The dream of being a PGA Tour pro? Many of us golfers, who occasionally nail a great round, believe it's "only" a few shots separating us from the absolute top stars.
But the reality, folks, is brutal. A look behind the numbers reveals: The difference between a PGA Tour pro and a scratch golfer (i.e., 0-handicap) is far greater than one might think. Pros easily play 10-15 shots better per round under tournament conditions, even when we amateurs hit a perfect shot.
What might not sound so dramatic on paper is a whole different league on the course. While a Tour pro consistently delivers 70-71 strokes on a par-72 course week after week, a scratch golfer often struggles to consistently stay under 72 – and quickly ends up shooting 75-80 in competitions. Even a really strong golfer like Matt Young, with an 8-handicap and a personal best of 76, knows: The path to scratch is tough, the path to pro is virtually unattainable.

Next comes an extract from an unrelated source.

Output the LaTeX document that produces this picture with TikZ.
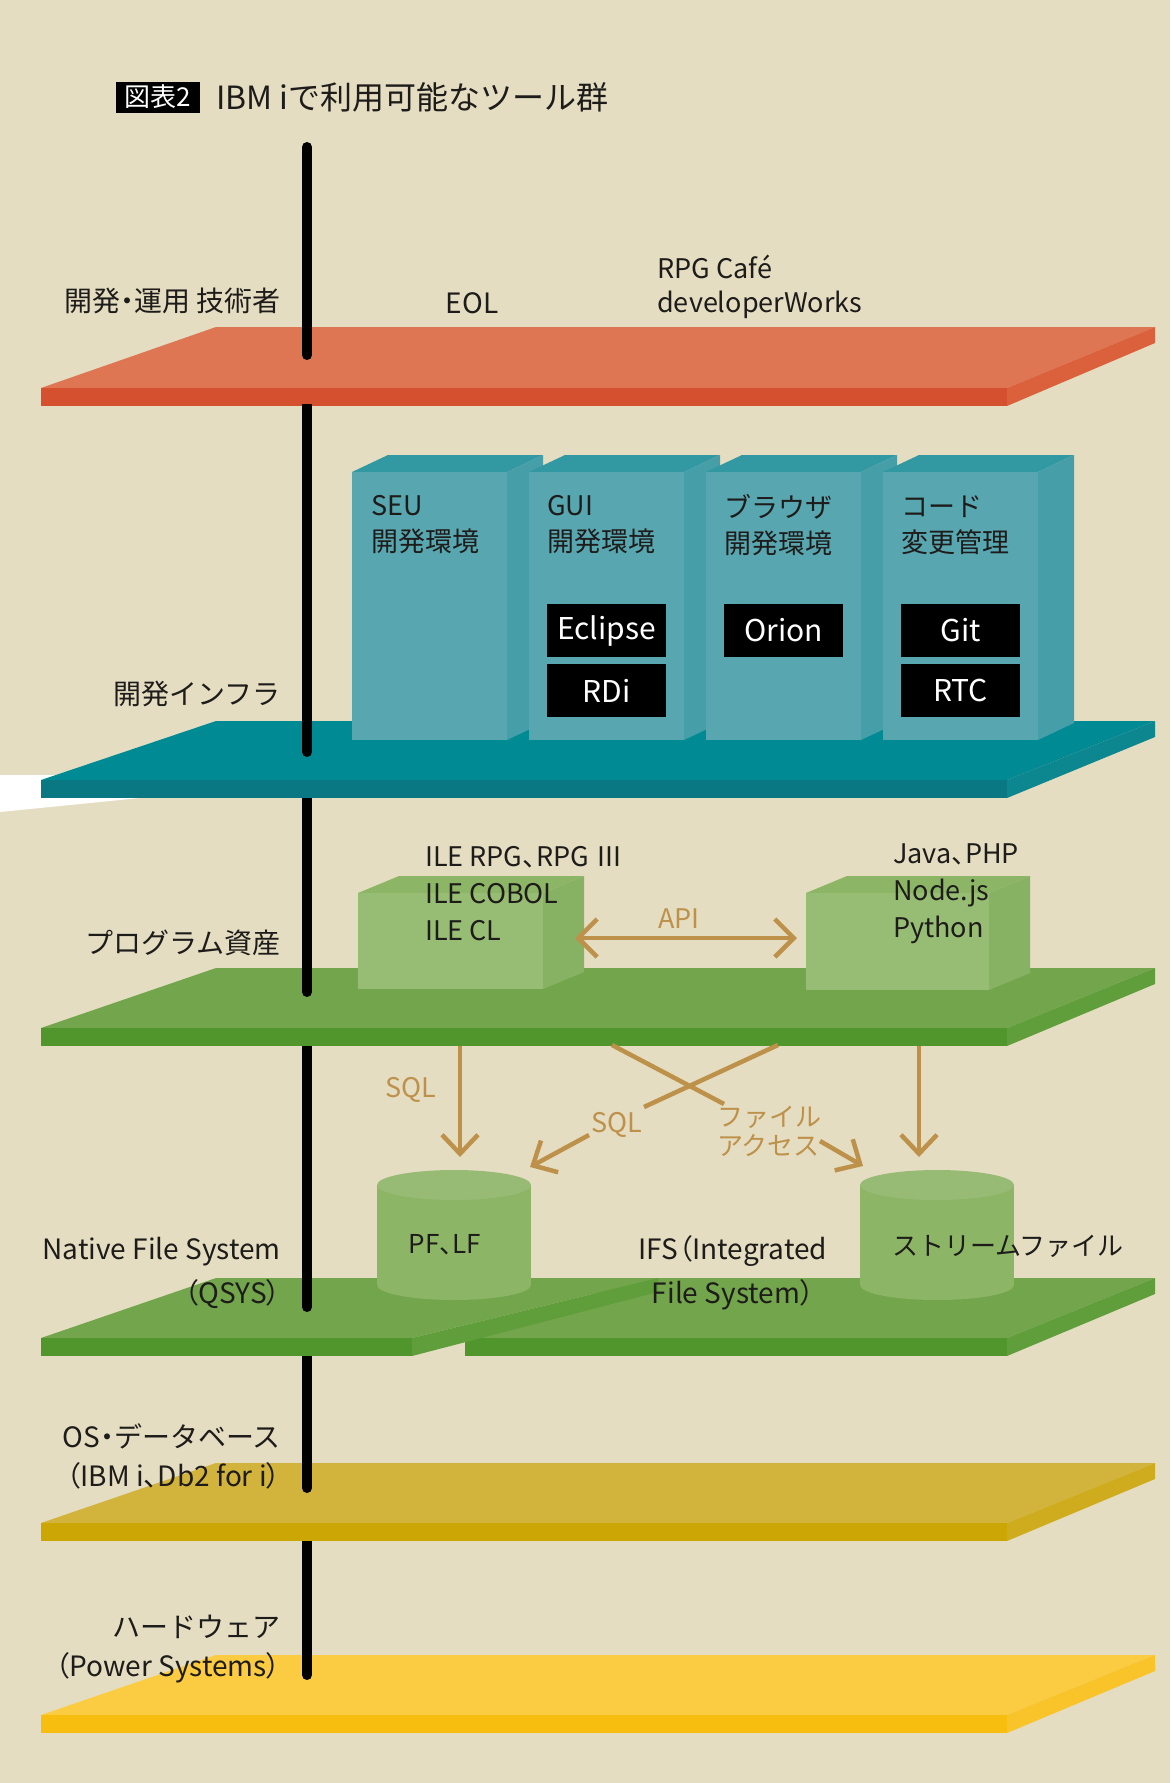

Naked Facts – The Stark Numbers
Here's where it really becomes clear what pros deliver while we're still refining our technique. Tour players' driving distance easily exceeds 300 yards (274+ meters), while a scratch player has to settle for 260-280 yards (238-256 meters). The Greens in Regulation (GIR) numbers are also sobering: 65-75% for pros, only 40-50% for us. And putts per GIR? 1.7-1.8 for pros versus our 2.0+. In scrambling, pros dominate with 60-70% compared to 30-40% for scratch golfers. This is no coincidence; this is ruthless precision.
Mental Game: The True Difference
Pros not only eliminate the "big misses" – those egregious errors that can ruin entire rounds for us hobby golfers. They consistently control their shots to within 3-6 meters of the hole – whether it's a drive, approach, or short chip. This is pure precision, achieved through over 30 hours of weekly training with high-end analysis tools like TrackMan. While we often beat ourselves up after a poor shot, pros use "interludes" – breathing exercises, swing adjustments – to immediately reset after a mistake. A scratch golfer might already be in the top ~1% of amateurs, but the mental resilience and biomechanical precision of the pros? That is simply unmatched.